GOAL OF THE EXERCISE:
How many lines of the records hold the string "Write"? Reply with the number alone.

EXCERPTED RECORDS:
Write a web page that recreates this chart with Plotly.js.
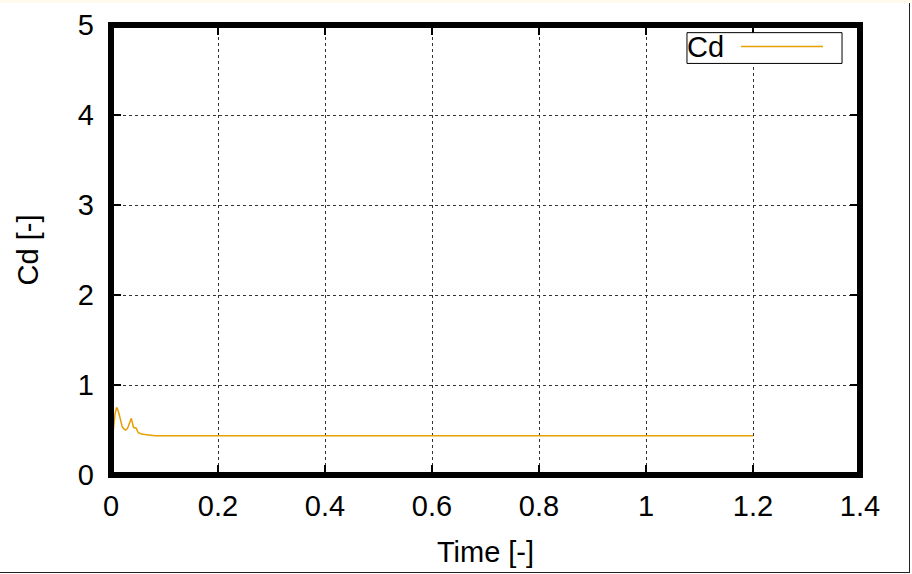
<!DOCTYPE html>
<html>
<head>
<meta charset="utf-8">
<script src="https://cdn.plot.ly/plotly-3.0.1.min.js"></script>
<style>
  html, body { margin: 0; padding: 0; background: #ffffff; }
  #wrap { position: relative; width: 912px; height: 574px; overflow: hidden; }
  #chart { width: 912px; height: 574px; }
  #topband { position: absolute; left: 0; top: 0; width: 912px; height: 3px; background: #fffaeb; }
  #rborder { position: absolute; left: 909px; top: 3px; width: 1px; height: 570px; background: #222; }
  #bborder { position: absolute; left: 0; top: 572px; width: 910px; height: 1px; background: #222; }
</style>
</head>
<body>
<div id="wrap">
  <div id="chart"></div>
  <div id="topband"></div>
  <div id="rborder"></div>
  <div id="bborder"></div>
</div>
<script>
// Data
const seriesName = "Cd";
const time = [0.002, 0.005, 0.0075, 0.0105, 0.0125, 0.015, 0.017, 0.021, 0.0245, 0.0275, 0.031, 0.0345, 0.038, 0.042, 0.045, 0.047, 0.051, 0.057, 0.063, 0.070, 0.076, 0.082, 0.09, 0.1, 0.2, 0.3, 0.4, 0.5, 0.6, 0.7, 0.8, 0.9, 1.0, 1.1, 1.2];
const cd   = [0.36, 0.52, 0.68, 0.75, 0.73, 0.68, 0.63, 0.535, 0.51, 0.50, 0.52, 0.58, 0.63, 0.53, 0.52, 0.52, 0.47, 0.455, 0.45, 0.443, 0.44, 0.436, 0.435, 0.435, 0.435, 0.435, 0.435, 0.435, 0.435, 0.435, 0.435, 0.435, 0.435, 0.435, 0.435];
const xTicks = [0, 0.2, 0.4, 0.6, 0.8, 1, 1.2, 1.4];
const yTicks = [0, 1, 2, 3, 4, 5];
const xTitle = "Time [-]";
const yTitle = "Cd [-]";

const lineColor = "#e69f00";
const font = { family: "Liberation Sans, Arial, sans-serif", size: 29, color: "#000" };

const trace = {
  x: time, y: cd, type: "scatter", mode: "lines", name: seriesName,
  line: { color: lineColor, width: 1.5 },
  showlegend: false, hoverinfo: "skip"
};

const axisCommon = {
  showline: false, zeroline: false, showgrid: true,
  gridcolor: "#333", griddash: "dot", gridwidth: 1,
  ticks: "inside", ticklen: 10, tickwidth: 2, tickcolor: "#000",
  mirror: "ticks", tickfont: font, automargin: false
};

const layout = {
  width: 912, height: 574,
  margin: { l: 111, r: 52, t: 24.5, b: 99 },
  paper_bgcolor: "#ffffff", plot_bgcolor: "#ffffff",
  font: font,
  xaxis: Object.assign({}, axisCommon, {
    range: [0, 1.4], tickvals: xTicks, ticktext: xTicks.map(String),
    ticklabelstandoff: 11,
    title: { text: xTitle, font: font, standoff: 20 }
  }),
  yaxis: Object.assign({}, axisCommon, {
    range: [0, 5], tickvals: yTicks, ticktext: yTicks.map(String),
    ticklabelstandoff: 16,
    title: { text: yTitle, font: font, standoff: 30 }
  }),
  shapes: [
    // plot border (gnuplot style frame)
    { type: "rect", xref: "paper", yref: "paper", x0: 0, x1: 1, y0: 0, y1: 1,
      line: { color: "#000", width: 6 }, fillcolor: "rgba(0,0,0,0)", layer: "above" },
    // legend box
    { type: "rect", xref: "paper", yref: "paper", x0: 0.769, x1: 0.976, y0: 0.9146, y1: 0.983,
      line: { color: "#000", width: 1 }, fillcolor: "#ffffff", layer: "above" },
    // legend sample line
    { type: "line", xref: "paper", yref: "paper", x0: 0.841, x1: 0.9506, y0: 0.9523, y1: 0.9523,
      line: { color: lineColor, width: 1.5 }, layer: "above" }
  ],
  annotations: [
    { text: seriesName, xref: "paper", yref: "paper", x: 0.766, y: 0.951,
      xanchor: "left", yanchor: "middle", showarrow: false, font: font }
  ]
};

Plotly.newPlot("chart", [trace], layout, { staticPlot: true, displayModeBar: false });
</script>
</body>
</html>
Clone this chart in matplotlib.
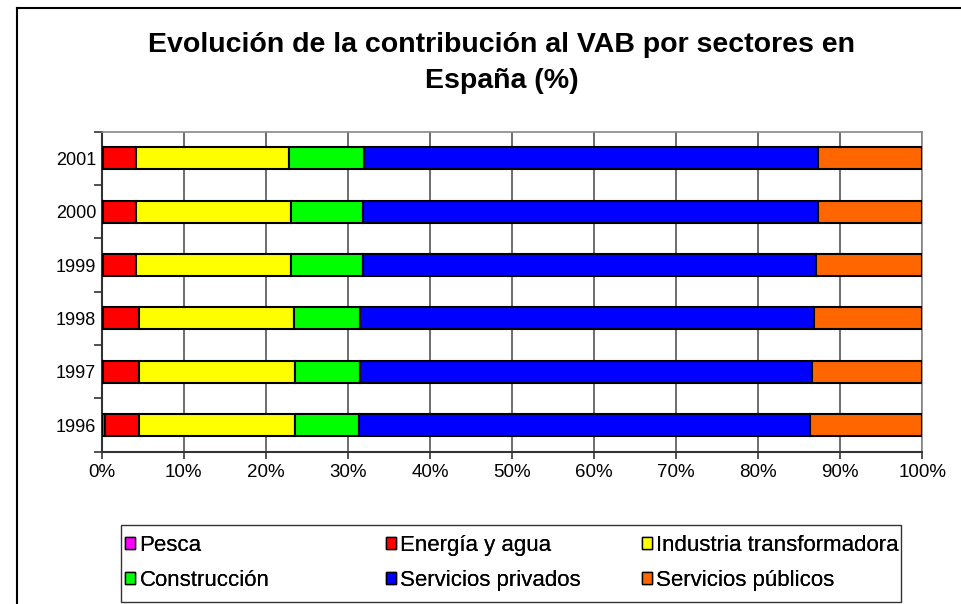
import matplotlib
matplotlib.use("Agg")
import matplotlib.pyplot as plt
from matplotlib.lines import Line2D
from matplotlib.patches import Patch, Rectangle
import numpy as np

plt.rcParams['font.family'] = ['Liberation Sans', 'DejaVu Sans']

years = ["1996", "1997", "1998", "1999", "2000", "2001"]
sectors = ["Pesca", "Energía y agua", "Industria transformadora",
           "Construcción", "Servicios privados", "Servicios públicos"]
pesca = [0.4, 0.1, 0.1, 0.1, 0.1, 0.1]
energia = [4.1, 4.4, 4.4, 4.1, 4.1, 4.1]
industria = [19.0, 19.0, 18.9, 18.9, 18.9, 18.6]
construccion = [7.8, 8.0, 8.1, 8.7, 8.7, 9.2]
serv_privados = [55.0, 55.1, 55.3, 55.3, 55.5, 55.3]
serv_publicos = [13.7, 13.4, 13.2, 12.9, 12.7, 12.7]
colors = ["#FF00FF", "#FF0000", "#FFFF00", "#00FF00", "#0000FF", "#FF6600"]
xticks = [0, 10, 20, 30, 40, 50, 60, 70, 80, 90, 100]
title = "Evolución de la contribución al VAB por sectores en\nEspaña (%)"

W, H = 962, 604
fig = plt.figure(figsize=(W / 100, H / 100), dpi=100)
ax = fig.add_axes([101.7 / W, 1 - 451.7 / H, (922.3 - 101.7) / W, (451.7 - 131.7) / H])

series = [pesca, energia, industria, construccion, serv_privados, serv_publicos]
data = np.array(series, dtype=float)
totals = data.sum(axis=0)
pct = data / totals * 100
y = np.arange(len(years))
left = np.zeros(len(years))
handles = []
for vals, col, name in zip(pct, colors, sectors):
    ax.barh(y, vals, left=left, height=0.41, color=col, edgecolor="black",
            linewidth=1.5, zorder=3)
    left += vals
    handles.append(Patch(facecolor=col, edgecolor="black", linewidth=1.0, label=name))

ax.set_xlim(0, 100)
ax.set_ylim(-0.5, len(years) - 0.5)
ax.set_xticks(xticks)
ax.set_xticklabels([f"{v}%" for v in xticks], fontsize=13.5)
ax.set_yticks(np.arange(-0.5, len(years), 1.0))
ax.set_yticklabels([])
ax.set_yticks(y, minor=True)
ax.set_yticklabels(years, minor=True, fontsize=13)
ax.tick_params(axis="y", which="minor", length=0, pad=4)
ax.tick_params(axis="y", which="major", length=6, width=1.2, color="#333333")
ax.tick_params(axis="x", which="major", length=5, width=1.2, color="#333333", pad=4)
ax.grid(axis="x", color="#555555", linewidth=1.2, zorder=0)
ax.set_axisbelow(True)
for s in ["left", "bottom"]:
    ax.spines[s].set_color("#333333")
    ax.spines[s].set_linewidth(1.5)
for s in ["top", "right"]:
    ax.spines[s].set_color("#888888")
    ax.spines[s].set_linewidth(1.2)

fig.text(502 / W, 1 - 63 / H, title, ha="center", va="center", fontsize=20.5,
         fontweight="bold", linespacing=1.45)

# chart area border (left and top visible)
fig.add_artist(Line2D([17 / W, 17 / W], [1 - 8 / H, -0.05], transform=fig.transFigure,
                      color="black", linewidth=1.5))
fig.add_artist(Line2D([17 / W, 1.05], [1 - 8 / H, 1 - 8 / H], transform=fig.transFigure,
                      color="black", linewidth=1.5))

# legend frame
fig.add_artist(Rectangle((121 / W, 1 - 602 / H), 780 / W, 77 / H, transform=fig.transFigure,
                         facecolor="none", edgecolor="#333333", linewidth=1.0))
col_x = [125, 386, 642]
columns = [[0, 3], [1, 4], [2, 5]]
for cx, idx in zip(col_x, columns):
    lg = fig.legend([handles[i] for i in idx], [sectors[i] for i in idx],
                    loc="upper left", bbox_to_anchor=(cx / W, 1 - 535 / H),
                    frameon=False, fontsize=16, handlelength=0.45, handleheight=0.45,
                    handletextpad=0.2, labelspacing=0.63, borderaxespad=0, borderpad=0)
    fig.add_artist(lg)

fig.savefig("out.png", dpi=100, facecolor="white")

...

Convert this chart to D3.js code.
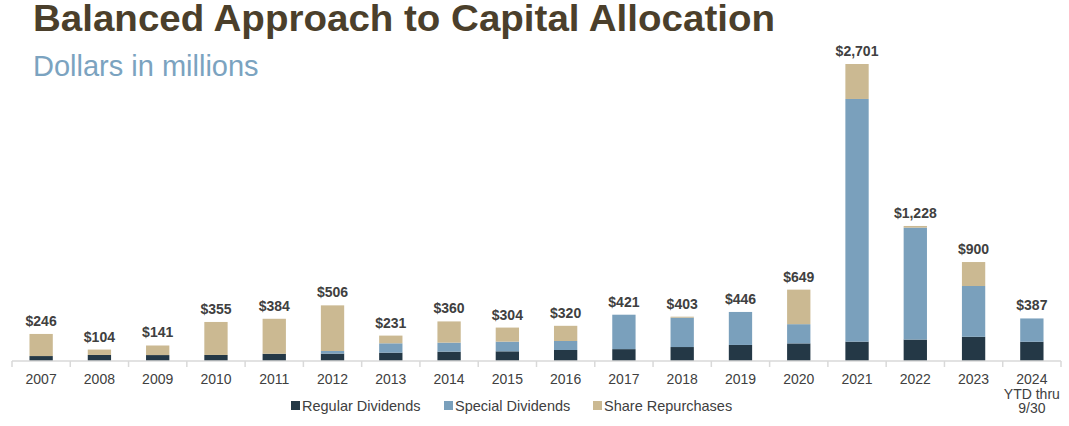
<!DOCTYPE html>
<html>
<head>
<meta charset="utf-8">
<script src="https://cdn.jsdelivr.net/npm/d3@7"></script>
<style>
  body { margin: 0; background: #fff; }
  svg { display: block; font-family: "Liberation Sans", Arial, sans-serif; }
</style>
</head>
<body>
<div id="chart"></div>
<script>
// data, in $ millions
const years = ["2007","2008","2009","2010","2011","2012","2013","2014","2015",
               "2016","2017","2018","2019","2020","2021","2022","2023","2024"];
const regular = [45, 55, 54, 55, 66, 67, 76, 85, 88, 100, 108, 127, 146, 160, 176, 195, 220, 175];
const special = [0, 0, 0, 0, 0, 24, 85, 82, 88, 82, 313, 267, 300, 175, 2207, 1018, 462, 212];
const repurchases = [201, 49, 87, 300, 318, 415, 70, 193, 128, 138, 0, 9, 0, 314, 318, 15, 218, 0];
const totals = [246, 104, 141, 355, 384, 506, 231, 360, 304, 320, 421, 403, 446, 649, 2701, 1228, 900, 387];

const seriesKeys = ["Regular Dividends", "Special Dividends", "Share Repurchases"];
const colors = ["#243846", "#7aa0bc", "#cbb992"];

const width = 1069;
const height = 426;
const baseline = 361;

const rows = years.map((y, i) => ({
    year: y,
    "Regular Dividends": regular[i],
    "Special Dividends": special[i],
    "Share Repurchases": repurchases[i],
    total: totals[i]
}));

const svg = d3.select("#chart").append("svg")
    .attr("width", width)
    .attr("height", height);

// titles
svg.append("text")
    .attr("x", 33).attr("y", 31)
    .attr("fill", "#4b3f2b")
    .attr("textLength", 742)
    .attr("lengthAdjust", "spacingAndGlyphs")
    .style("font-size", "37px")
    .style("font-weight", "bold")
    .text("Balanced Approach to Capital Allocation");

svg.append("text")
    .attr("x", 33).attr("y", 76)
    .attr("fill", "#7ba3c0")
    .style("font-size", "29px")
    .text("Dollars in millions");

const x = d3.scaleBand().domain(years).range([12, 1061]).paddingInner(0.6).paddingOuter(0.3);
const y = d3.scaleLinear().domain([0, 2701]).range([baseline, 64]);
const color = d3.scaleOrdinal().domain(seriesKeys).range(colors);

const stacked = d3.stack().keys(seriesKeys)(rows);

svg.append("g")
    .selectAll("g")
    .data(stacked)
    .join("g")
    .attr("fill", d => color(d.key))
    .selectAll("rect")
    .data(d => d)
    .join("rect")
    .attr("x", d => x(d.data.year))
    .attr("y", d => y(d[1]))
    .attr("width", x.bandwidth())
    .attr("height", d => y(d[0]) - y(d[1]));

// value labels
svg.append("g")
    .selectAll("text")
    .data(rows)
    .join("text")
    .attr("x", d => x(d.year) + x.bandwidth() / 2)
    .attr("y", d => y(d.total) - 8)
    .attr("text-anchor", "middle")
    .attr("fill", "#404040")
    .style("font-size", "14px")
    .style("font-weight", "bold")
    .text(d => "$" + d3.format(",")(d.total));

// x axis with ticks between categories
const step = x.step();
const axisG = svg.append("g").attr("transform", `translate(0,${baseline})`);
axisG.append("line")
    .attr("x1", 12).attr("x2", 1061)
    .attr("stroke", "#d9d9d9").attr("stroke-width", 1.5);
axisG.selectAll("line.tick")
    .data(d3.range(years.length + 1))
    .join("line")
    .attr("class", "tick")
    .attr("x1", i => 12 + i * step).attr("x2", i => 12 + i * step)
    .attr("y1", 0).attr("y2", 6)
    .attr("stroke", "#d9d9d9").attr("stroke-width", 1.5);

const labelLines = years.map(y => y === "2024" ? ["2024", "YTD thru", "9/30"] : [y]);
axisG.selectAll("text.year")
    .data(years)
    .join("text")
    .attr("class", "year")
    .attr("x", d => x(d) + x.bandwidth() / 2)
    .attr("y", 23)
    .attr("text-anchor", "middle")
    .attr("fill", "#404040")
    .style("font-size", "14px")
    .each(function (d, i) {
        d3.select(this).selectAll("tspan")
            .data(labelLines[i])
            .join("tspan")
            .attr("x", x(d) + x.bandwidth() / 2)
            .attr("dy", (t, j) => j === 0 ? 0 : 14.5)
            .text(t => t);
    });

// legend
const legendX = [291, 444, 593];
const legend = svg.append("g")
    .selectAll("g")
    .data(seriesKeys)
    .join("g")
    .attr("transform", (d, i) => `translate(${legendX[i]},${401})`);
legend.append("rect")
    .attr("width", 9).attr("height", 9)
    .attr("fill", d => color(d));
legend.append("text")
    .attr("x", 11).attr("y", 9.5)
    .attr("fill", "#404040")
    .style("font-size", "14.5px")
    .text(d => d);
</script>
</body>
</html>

...

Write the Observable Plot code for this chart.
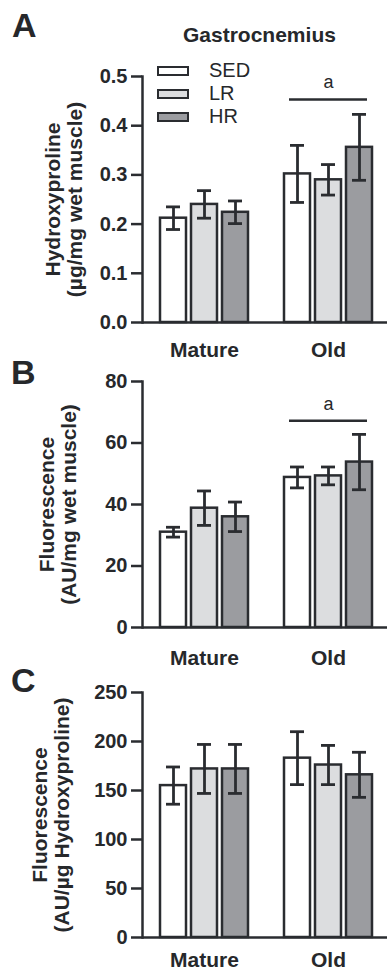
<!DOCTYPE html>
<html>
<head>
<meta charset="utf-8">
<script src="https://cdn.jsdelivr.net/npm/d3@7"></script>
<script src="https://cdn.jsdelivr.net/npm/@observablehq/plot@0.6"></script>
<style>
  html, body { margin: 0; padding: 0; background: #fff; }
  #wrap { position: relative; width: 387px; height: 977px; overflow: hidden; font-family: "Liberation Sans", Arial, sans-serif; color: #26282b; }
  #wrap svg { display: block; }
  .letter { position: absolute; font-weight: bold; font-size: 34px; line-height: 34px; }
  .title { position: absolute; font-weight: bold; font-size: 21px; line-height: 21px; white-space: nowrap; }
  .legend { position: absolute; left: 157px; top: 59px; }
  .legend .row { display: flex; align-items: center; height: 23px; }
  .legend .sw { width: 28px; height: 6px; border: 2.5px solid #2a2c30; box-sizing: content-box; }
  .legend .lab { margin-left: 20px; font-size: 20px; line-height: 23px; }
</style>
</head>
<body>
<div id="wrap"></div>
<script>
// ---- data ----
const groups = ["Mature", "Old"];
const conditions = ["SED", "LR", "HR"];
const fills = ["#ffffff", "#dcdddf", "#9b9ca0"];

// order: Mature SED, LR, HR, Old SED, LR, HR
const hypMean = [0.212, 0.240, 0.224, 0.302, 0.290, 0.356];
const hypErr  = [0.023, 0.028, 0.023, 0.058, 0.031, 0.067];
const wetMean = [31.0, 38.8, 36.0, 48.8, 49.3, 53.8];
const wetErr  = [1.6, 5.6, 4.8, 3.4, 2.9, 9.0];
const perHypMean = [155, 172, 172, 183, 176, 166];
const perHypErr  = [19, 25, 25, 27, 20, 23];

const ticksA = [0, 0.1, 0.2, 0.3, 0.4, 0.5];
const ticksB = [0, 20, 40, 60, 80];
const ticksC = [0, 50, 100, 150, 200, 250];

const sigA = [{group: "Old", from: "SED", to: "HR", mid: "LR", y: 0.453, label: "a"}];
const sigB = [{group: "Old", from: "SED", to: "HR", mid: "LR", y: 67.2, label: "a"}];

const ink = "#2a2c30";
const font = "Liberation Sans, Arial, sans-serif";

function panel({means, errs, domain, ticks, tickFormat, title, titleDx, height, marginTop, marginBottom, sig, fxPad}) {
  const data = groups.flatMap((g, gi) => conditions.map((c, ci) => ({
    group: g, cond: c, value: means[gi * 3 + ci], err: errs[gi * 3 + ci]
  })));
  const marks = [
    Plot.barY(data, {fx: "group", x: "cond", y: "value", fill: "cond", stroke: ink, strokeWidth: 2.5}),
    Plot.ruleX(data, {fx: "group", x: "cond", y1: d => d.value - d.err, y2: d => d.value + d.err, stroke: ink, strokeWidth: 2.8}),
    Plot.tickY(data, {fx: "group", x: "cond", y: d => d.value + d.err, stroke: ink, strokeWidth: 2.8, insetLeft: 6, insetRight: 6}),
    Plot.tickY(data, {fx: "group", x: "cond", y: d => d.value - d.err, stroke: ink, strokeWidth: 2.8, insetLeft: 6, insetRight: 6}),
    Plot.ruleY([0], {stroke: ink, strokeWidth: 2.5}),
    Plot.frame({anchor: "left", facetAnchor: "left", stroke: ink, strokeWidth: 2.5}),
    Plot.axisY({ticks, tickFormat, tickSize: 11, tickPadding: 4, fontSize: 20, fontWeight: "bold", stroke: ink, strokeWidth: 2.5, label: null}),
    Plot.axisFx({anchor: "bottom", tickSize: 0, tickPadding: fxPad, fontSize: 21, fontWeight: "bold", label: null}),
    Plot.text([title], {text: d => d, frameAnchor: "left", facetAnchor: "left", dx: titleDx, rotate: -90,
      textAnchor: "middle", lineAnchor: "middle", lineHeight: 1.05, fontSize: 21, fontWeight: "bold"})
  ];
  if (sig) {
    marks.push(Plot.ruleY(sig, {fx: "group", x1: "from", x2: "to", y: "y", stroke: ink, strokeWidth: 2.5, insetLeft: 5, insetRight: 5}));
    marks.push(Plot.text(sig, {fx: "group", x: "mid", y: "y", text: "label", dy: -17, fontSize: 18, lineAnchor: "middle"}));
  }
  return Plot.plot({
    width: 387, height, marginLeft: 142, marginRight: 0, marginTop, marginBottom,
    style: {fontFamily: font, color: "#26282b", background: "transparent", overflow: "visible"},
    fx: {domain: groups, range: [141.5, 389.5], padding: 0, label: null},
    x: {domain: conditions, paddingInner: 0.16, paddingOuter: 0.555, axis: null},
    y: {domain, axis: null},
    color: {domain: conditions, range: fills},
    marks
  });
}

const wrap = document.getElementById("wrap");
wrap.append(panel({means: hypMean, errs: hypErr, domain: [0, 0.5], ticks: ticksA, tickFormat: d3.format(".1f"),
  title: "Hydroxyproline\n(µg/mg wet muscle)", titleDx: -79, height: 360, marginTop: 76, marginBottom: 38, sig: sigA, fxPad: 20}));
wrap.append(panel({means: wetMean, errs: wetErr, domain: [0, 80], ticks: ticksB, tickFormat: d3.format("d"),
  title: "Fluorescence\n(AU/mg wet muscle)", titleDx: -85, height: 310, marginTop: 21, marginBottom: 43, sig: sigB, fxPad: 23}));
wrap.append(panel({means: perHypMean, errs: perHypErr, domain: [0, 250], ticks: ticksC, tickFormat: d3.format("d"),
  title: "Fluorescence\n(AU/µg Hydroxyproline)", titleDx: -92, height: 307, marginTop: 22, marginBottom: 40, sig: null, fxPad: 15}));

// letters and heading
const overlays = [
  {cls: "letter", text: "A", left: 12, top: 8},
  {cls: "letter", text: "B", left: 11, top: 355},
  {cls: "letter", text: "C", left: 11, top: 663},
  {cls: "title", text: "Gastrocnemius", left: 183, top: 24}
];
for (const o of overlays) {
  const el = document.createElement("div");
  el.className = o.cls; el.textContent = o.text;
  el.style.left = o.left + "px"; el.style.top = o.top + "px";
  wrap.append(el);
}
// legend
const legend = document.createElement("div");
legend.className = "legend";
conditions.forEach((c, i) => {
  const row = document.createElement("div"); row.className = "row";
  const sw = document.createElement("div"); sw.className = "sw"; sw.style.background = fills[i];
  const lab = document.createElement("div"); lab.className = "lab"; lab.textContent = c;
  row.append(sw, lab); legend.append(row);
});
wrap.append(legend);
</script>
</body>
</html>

RESPONSE:
2